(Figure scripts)

□ □ □

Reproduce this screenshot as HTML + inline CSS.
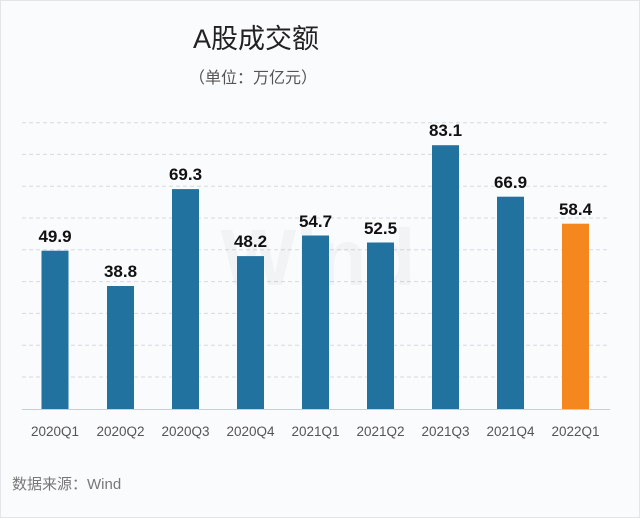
<!DOCTYPE html>
<html><head><meta charset="utf-8"><style>
html,body{margin:0;padding:0;background:#fff}
svg{display:block}
text{font-family:"Liberation Sans","Noto Sans CJK SC",sans-serif}
</style></head><body>
<svg width="640" height="518" viewBox="0 0 640 518" xmlns="http://www.w3.org/2000/svg">
<rect x="0.5" y="0.5" width="639" height="517" fill="#fafbfd" stroke="#e3e5e8"/>
<text x="256" y="48" font-size="27" text-anchor="middle" fill="#222">A股成交额</text>
<text x="253" y="83" font-size="16" text-anchor="middle" fill="#555">（单位：万亿元）</text>
<g stroke="#d6d9de" stroke-dasharray="4,3" stroke-width="1">
<line x1="22" x2="610" y1="122.7" y2="122.7"/>
<line x1="22" x2="610" y1="154.4" y2="154.4"/>
<line x1="22" x2="610" y1="186.2" y2="186.2"/>
<line x1="22" x2="610" y1="218" y2="218"/>
<line x1="22" x2="610" y1="249.8" y2="249.8"/>
<line x1="22" x2="610" y1="281.6" y2="281.6"/>
<line x1="22" x2="610" y1="313.4" y2="313.4"/>
<line x1="22" x2="610" y1="345.2" y2="345.2"/>
<line x1="22" x2="610" y1="377" y2="377"/>
</g>
<text x="318" y="285" font-size="80" font-weight="bold" text-anchor="middle" fill="#000" fill-opacity="0.03">Wind</text>
<g fill="#21729f">
<rect x="41.5" y="250.7" width="27" height="158.6"/>
<rect x="107" y="286" width="27" height="123.3"/>
<rect x="172" y="189.1" width="27" height="220.2"/>
<rect x="237" y="256.1" width="27" height="153.2"/>
<rect x="302" y="235.5" width="27" height="173.8"/>
<rect x="367" y="242.5" width="27" height="166.8"/>
<rect x="432" y="145.2" width="27" height="264.1"/>
<rect x="497" y="196.7" width="27" height="212.6"/>
</g>
<rect x="562" y="223.7" width="27" height="185.6" fill="#f5871f"/>
<line x1="22" x2="610" y1="409.5" y2="409.5" stroke="#c5cde0" stroke-width="1"/>
<g font-size="17" font-weight="bold" text-anchor="middle" fill="#111">
<text x="55" y="242">49.9</text>
<text x="120.5" y="277">38.8</text>
<text x="185.5" y="180">69.3</text>
<text x="250.5" y="247">48.2</text>
<text x="315.5" y="227">54.7</text>
<text x="380.5" y="234">52.5</text>
<text x="445.5" y="136">83.1</text>
<text x="510.5" y="188">66.9</text>
<text x="575.5" y="215">58.4</text>
</g>
<g font-size="13.5" text-anchor="middle" fill="#555">
<text x="55" y="436">2020Q1</text>
<text x="120.5" y="436">2020Q2</text>
<text x="185.5" y="436">2020Q3</text>
<text x="250.5" y="436">2020Q4</text>
<text x="315.5" y="436">2021Q1</text>
<text x="380.5" y="436">2021Q2</text>
<text x="445.5" y="436">2021Q3</text>
<text x="510.5" y="436">2021Q4</text>
<text x="575.5" y="436">2022Q1</text>
</g>
<text x="12" y="489" font-size="15" fill="#777">数据来源：Wind</text>
</svg>
</body></html>
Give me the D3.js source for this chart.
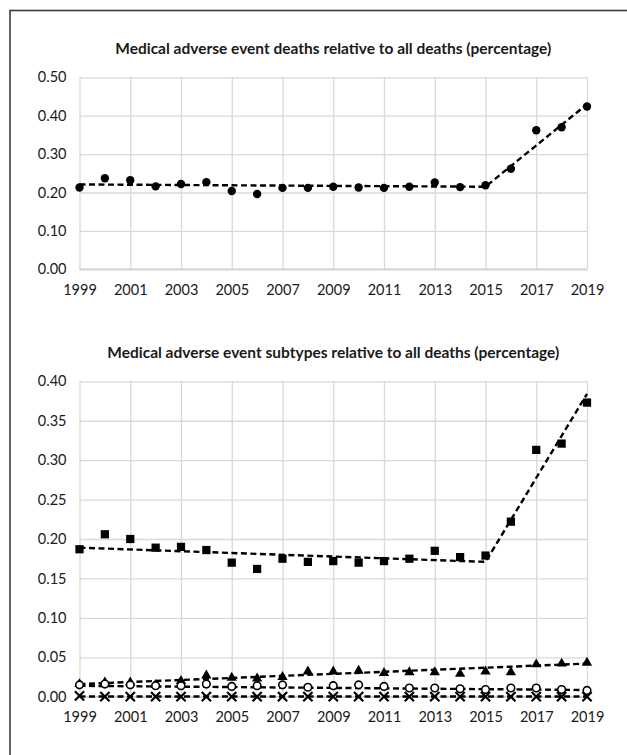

□ □ □

- Work to do -
State the number of lines in the preceding entries that include the word "this". Provide nothing else.

- Exercise output -
2